Imagine a Gujarati family deciding to explore for oil instead of opening another textile shop. That’s Gujarat Natural Resources Ltd.
The company plays in the upstream oil & gas exploration space — the “digging holes and praying for crude” part of the industry. GNRL doesn’t refine, distribute, or retail fuel — it just digs, produces, and sells. The heavy lifting happens through GNRL Oil & Gas Ltd, which has operational stakes in Kanwara, North Kathana, Allora, Dholasan, North Balol, and Unawa fields — all part of the Cambay basin, Gujarat’s own mini-OPEC.
GNRL also provides technical advisory services to its subsidiaries through a consultancy tie-up with Ajapa Integrated Project Management Consultancy Pvt Ltd, which handles drilling project management.
Basically:
- Subsidiaries dig
- the wells
- Ajapa advises on how not to mess it up
- GNRL consolidates the numbers and tells shareholders “We struck oil!”
They also have related-party arrangements worth ₹100 crore with entities like Ashoka Metcast, Ashnisha Industries, Lesha Industries, and Rhetan TMT — all of which seem to exist in the same Ahmedabad ecosystem of industrial siblings.

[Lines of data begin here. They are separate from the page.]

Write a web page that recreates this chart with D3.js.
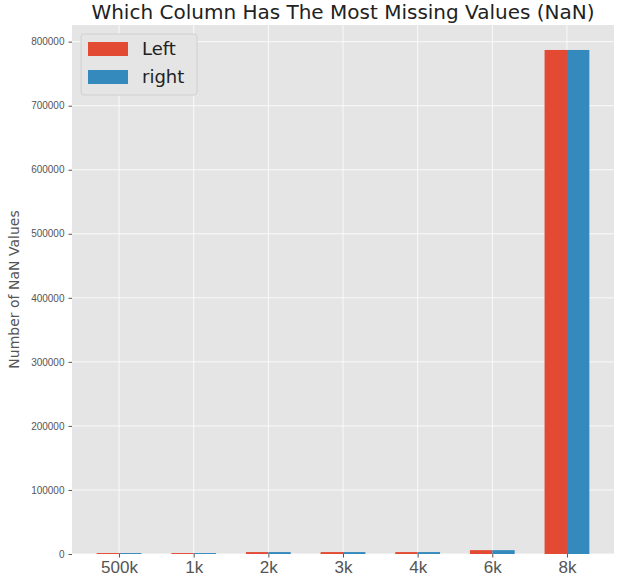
<!DOCTYPE html>
<html><head><meta charset="utf-8">
<script src="https://cdn.jsdelivr.net/npm/d3@7"></script>
<style>body{margin:0;background:#fff;font-family:"DejaVu Sans",sans-serif}</style>
</head><body><div id="chart"></div>
<script>
var categories = ["500k", "1k", "2k", "3k", "4k", "6k", "8k"];
var leftValues = [1500, 1500, 3000, 3000, 3000, 6000, 787000];
var rightValues = [1500, 1500, 3000, 3000, 3000, 6000, 787000];
var yTicks = [0, 100000, 200000, 300000, 400000, 500000, 600000, 700000, 800000];

var svgWidth = 622, svgHeight = 579;
var margin = {top: 25, bottom: 25, left: 72, right: 8};
var width = svgWidth - margin.left - margin.right;
var height = svgHeight - margin.top - margin.bottom;

var svg = d3.select("#chart").append("svg")
    .attr("width", svgWidth).attr("height", svgHeight);
var g = svg.append("g").attr("transform", `translate(${margin.left}, ${margin.top})`);

// matplotlib-style numeric x: bars at integer positions, width 0.3 each
var x = d3.scaleLinear().domain([-0.63, categories.length - 1 + 0.63]).range([0, width]);
var y = d3.scaleLinear().domain([0, 826000]).range([height, 0]);

g.append("rect").attr("width", width).attr("height", height).attr("fill", "#e5e5e5");

// grid
g.selectAll(".hg").data(yTicks).enter().append("line")
    .attr("x1", 0).attr("x2", width)
    .attr("y1", d => y(d)).attr("y2", d => y(d))
    .attr("stroke", "#fff").attr("stroke-width", 0.8);
g.selectAll(".vg").data(categories).enter().append("line")
    .attr("x1", (d, i) => x(i)).attr("x2", (d, i) => x(i))
    .attr("y1", 0).attr("y2", height)
    .attr("stroke", "#fff").attr("stroke-width", 0.8);

var bw = x(0.3) - x(0);
g.selectAll(".bl").data(leftValues).enter().append("rect")
    .attr("x", (d, i) => x(i - 0.3)).attr("width", bw)
    .attr("y", d => y(d)).attr("height", d => height - y(d))
    .attr("fill", "#e24a33");
g.selectAll(".br").data(rightValues).enter().append("rect")
    .attr("x", (d, i) => x(i)).attr("width", bw)
    .attr("y", d => y(d)).attr("height", d => height - y(d))
    .attr("fill", "#348abd");

// axes
var yAxis = g.append("g").call(d3.axisLeft(y).tickValues(yTicks).tickFormat(d3.format("d")).tickSize(3.5).tickPadding(4));
yAxis.select(".domain").remove();
yAxis.selectAll("line").attr("stroke", "#555");
yAxis.selectAll("text").attr("fill", "#555").style("font-size", "10px");

var xAxis = g.append("g").attr("transform", `translate(0, ${height})`)
    .call(d3.axisBottom(x).tickValues(d3.range(categories.length)).tickFormat(i => categories[i]).tickSize(3.5).tickPadding(3));
xAxis.select(".domain").remove();
xAxis.selectAll("line").attr("stroke", "#555");
xAxis.selectAll("text").attr("fill", "#555").style("font-size", "17px");

// titles
svg.append("text").attr("x", margin.left + width / 2).attr("y", 19)
    .attr("text-anchor", "middle").style("font-size", "20px").attr("fill", "#222")
    .text("Which Column Has The Most Missing Values (NaN)");
svg.append("text")
    .attr("transform", `translate(19, ${margin.top + height / 2}) rotate(-90)`)
    .attr("text-anchor", "middle").style("font-size", "14px").attr("fill", "#555")
    .text("Number of NaN Values");

// legend
var leg = g.append("g").attr("transform", "translate(9, 9)");
leg.append("rect").attr("width", 116).attr("height", 61).attr("rx", 3)
    .attr("fill", "#e5e5e5").attr("stroke", "#d0d0d0");
[["Left", "#e24a33"], ["right", "#348abd"]].forEach(function (s, i) {
    leg.append("rect").attr("x", 7).attr("y", 8 + i * 28).attr("width", 40).attr("height", 14).attr("fill", s[1]);
    leg.append("text").attr("x", 61).attr("y", 21 + i * 28).style("font-size", "18px").attr("fill", "#222").text(s[0]);
});
</script></body></html>
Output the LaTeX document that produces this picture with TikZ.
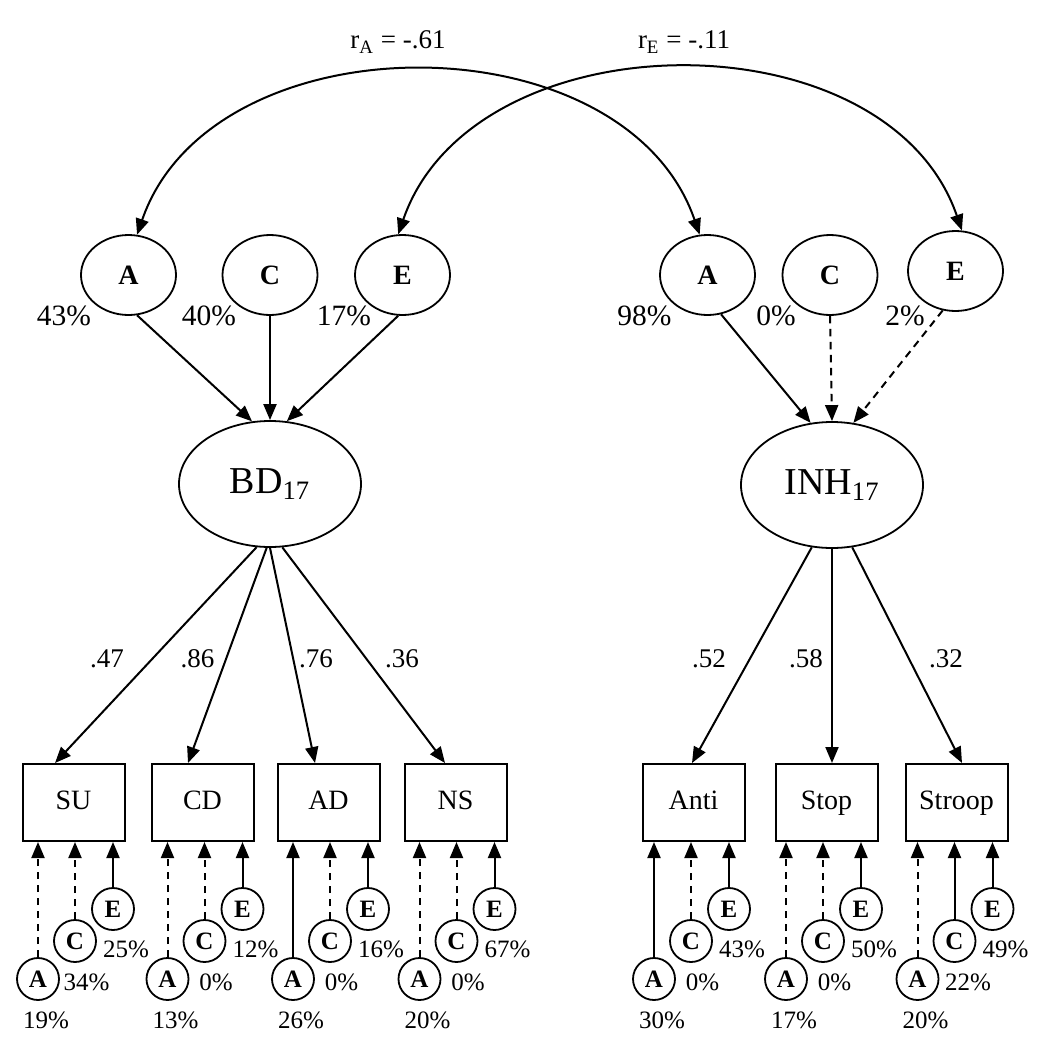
\documentclass[tikz,border=0pt]{standalone}
\usepackage{fontspec}
\setmainfont{Liberation Serif}
\usetikzlibrary{arrows.meta, shapes.geometric}

\begin{document}
\begin{tikzpicture}[x=0.5pt, y=-0.5pt, >={Triangle[length=8pt, width=6.5pt]},
  every node/.style={font=\fontsize{13}{15}\selectfont},
  trait/.style={line width=1pt},
  pointille/.style={dash pattern=on 3.75pt off 2.75pt},
  latent/.style={draw, ellipse, line width=0.9pt, minimum width=91pt, minimum height=63pt, inner sep=0pt, font=\fontsize{19}{22}\selectfont},
  compo/.style={draw, ellipse, line width=0.9pt, minimum width=47.5pt, minimum height=40pt, inner sep=0pt, font=\fontsize{14}{16}\selectfont\bfseries},
  indic/.style={draw, rectangle, line width=1pt, minimum width=51pt, minimum height=38.5pt, inner sep=0pt, text height=1.5ex, text depth=0pt, font=\fontsize{14}{16}\selectfont},
  residu/.style={draw, circle, line width=0.9pt, minimum size=21pt, inner sep=0pt, font=\fontsize{12.5}{14}\selectfont\bfseries},
  pct/.style={inner sep=0pt, font=\fontsize{14.75}{17}\selectfont},
  petitpct/.style={inner sep=0pt, font=\fontsize{12.5}{14}\selectfont},
  charge/.style={inner sep=0pt, font=\fontsize{13.5}{16}\selectfont}]

  % Cadre
  \useasboundingbox (0,0) rectangle (1050,1050);

  % Lignes des residus
  \pgfmathsetmacro{\yA}{979}
  \pgfmathsetmacro{\yC}{941}
  \pgfmathsetmacro{\yE}{909}
  \pgfmathsetmacro{\yPA}{1020}
  \pgfmathsetmacro{\yPC}{982}
  \pgfmathsetmacro{\yPE}{949}

  % Composantes BD
  \node[compo] (bdA) at (128.5,275) {A};
  \node[compo] (bdC) at (270,275) {C};
  \node[compo] (bdE) at (402.5,275) {E};
  \node[pct] (bdAp) at (64,316) {43\%};
  \node[pct] (bdCp) at (209,316) {40\%};
  \node[pct] (bdEp) at (344,316) {17\%};

  % Composantes INH
  \node[compo] (inA) at (707.5,275) {A};
  \node[compo] (inC) at (830,275) {C};
  \node[compo] (inE) at (955.5,271) {E};
  \node[pct] (inAp) at (644.5,316) {98\%};
  \node[pct] (inCp) at (776,316) {0\%};
  \node[pct] (inEp) at (905,316) {2\%};

  % Facteurs latents
  \node[latent] (bd) at (270,484) {BD\textsubscript{17}};
  \node[latent] (inh) at (832,485) {INH\textsubscript{17}};

  % Correlations
  \draw[trait, <->] (bdA.78) .. controls +(75,-218) and +(-75,-218) .. (inA.101);
  \draw[trait, <->] (bdE.96) .. controls +(75,-218) and +(-75,-218) .. (inE.81);
  \node[charge] (rA) at (398,42) {r\textsubscript{A} = -.61};
  \node[charge] (rE) at (684,42) {r\textsubscript{E} = -.11};

  % Vers les facteurs
  \draw[trait, ->] (bdA.282) -- (bd.106);
  \draw[trait, ->] (bdC.south) -- (bd.north);
  \draw[trait, ->] (bdE.264) -- (bd.75);
  \draw[trait, ->] (inA.289) -- (inh.109);
  \draw[trait, ->, pointille] (inC.south) -- (inh.north);
  \draw[trait, ->, pointille] (inE.252) -- (inh.71);

  % Indicateurs
  \node[indic] (su) at (73.5,802.5) {SU};
  \node[indic] (cd) at (202.5,802.5) {CD};
  \node[indic] (ad) at (328.5,802.5) {AD};
  \node[indic] (ns) at (455.5,802.5) {NS};
  \node[indic] (anti) at (693.5,802.5) {Anti};
  \node[indic] (stop) at (826.5,802.5) {Stop};
  \node[indic] (stroop) at (956.5,802.5) {Stroop};

  % Saturations
  \draw[trait, ->] (bd.258) -- ([xshift=-9.25pt]su.north);
  \draw[trait, ->] (bd.267) -- ([xshift=-7.25pt]cd.north);
  \draw[trait, ->] (bd.270) -- ([xshift=-6.75pt]ad.north);
  \draw[trait, ->] (bd.281) -- ([xshift=-5.25pt]ns.north);
  \draw[trait, ->] (inh.252) -- ([xshift=-0.75pt]anti.north);
  \draw[trait, ->] (inh.270) -- ([xshift=2.75pt]stop.north);
  \draw[trait, ->] (inh.288) -- ([xshift=2.75pt]stroop.north);
  \node[charge] (lsu) at (107,659) {.47};
  \node[charge] (lcd) at (197.5,659) {.86};
  \node[charge] (lad) at (316,659) {.76};
  \node[charge] (lns) at (402,659) {.36};
  \node[charge] (lanti) at (709,659) {.52};
  \node[charge] (lstop) at (806,659) {.58};
  \node[charge] (lstroop) at (946,659) {.32};

  % SU
  \node[residu] (suA) at (38,\yA) {A};
  \node[residu] (suC) at (75,\yC) {C};
  \node[residu] (suE) at (113,\yE) {E};
  \draw[trait, ->, pointille] (suA) -- (suA |- su.south);
  \draw[trait, ->, pointille] (suC) -- (suC |- su.south);
  \draw[trait, ->] (suE) -- (suE |- su.south);
  \node[petitpct] (suAp) at (46,\yPA) {19\%};
  \node[petitpct] (suCp) at (86.5,\yPC) {34\%};
  \node[petitpct] (suEp) at (126,\yPE) {25\%};

  % CD
  \node[residu] (cdA) at (167.5,\yA) {A};
  \node[residu] (cdC) at (204.5,\yC) {C};
  \node[residu] (cdE) at (242.5,\yE) {E};
  \draw[trait, ->, pointille] (cdA) -- (cdA |- cd.south);
  \draw[trait, ->, pointille] (cdC) -- (cdC |- cd.south);
  \draw[trait, ->] (cdE) -- (cdE |- cd.south);
  \node[petitpct] (cdAp) at (175.5,\yPA) {13\%};
  \node[petitpct] (cdCp) at (216,\yPC) {0\%};
  \node[petitpct] (cdEp) at (255.5,\yPE) {12\%};

  % AD
  \node[residu] (adA) at (293,\yA) {A};
  \node[residu] (adC) at (330,\yC) {C};
  \node[residu] (adE) at (368,\yE) {E};
  \draw[trait, ->] (adA) -- (adA |- ad.south);
  \draw[trait, ->, pointille] (adC) -- (adC |- ad.south);
  \draw[trait, ->] (adE) -- (adE |- ad.south);
  \node[petitpct] (adAp) at (301,\yPA) {26\%};
  \node[petitpct] (adCp) at (341.5,\yPC) {0\%};
  \node[petitpct] (adEp) at (381,\yPE) {16\%};

  % NS
  \node[residu] (nsA) at (419.5,\yA) {A};
  \node[residu] (nsC) at (456.5,\yC) {C};
  \node[residu] (nsE) at (494.5,\yE) {E};
  \draw[trait, ->, pointille] (nsA) -- (nsA |- ns.south);
  \draw[trait, ->, pointille] (nsC) -- (nsC |- ns.south);
  \draw[trait, ->] (nsE) -- (nsE |- ns.south);
  \node[petitpct] (nsAp) at (427.5,\yPA) {20\%};
  \node[petitpct] (nsCp) at (468,\yPC) {0\%};
  \node[petitpct] (nsEp) at (507.5,\yPE) {67\%};

  % Anti
  \node[residu] (antiA) at (654,\yA) {A};
  \node[residu] (antiC) at (691,\yC) {C};
  \node[residu] (antiE) at (729,\yE) {E};
  \draw[trait, ->] (antiA) -- (antiA |- anti.south);
  \draw[trait, ->, pointille] (antiC) -- (antiC |- anti.south);
  \draw[trait, ->] (antiE) -- (antiE |- anti.south);
  \node[petitpct] (antiAp) at (662,\yPA) {30\%};
  \node[petitpct] (antiCp) at (702.5,\yPC) {0\%};
  \node[petitpct] (antiEp) at (742,\yPE) {43\%};

  % Stop
  \node[residu] (stopA) at (786,\yA) {A};
  \node[residu] (stopC) at (823,\yC) {C};
  \node[residu] (stopE) at (861,\yE) {E};
  \draw[trait, ->, pointille] (stopA) -- (stopA |- stop.south);
  \draw[trait, ->, pointille] (stopC) -- (stopC |- stop.south);
  \draw[trait, ->] (stopE) -- (stopE |- stop.south);
  \node[petitpct] (stopAp) at (794,\yPA) {17\%};
  \node[petitpct] (stopCp) at (834.5,\yPC) {0\%};
  \node[petitpct] (stopEp) at (874,\yPE) {50\%};

  % Stroop
  \node[residu] (stroopA) at (917.5,\yA) {A};
  \node[residu] (stroopC) at (954.5,\yC) {C};
  \node[residu] (stroopE) at (992.5,\yE) {E};
  \draw[trait, ->, pointille] (stroopA) -- (stroopA |- stroop.south);
  \draw[trait, ->] (stroopC) -- (stroopC |- stroop.south);
  \draw[trait, ->] (stroopE) -- (stroopE |- stroop.south);
  \node[petitpct] (stroopAp) at (925.5,\yPA) {20\%};
  \node[petitpct] (stroopCp) at (968,\yPC) {22\%};
  \node[petitpct] (stroopEp) at (1005.5,\yPE) {49\%};

\end{tikzpicture}
\end{document}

So while the company claims to find oil, one can’t help but wonder — are they exploring hydrocarbons or synergies between family companies?
4. Financials Overview
| Metric | Latest Qtr (Sep’25) | YoY Qtr (Sep’24) | Prev Qtr (Jun’25) | YoY % | QoQ % |
|---|---|---|---|---|---|
| Revenue (₹ Cr) | 8.65 | 4.93 | 3.35 | 75.5% | 158.2% |
| EBITDA (₹ Cr) | 4.84 | 1.70 | 0.27 | 184.7% | 1,692.6% |
| PAT (₹ Cr) | 3.84 | -0.46 | 1.93 | 934.8% | 99.0% |
| EPS (₹) | 0.30 | -0.04 | 0.15 | — | 100% |
Annualised EPS = ₹0.30 × 4 = ₹1.20.
At CMP ₹95.5, that’s a P/E of 79.6, not 771 (which probably reflects trailing net losses). Either way, that’s like paying for diesel and getting perfume.
Commentary:
Revenue doubled, profit exploded, and EPS revived — but the balance sheet still looks like it came out of a stress test. For a company this small, even one successful well can change everything — or nothing, depending on how fast they burn through the oil money.
5. Valuation Discussion – Fair Value Range Only
Let’s attempt the unthinkable: value this chaos.
(a) P/E Method:
Assume EPS ₹1.2 (annualised Q2)
Industry P/E (Oil Exploration) ≈ 17.4
→ Fair Value = 1.2 × 17.4 = ₹20.88 per share.
(b) EV/EBITDA Method:
EV/EBITDA = 126 currently (lol)
Industry average ≈ 6×
EBITDA (annualised) = ₹4.84 × 4 = ₹19.36 Cr
→ EV (fair) = 19.36 × 6 = ₹116 Cr
→ Per share ≈ ₹9
(c) DCF Method (Simplified):
Assume annual free cash flow of ₹5 Cr growing 10% for 5 years, discount rate 12%.
→ PV ≈ ₹20–25 Cr.
→ Per share ≈ ₹15–20.
So even the most optimistic models yield a fair value range of ₹9–₹21, compared to a current price of ₹95.5.
Disclaimer: This fair value range is for educational purposes only and not investment advice.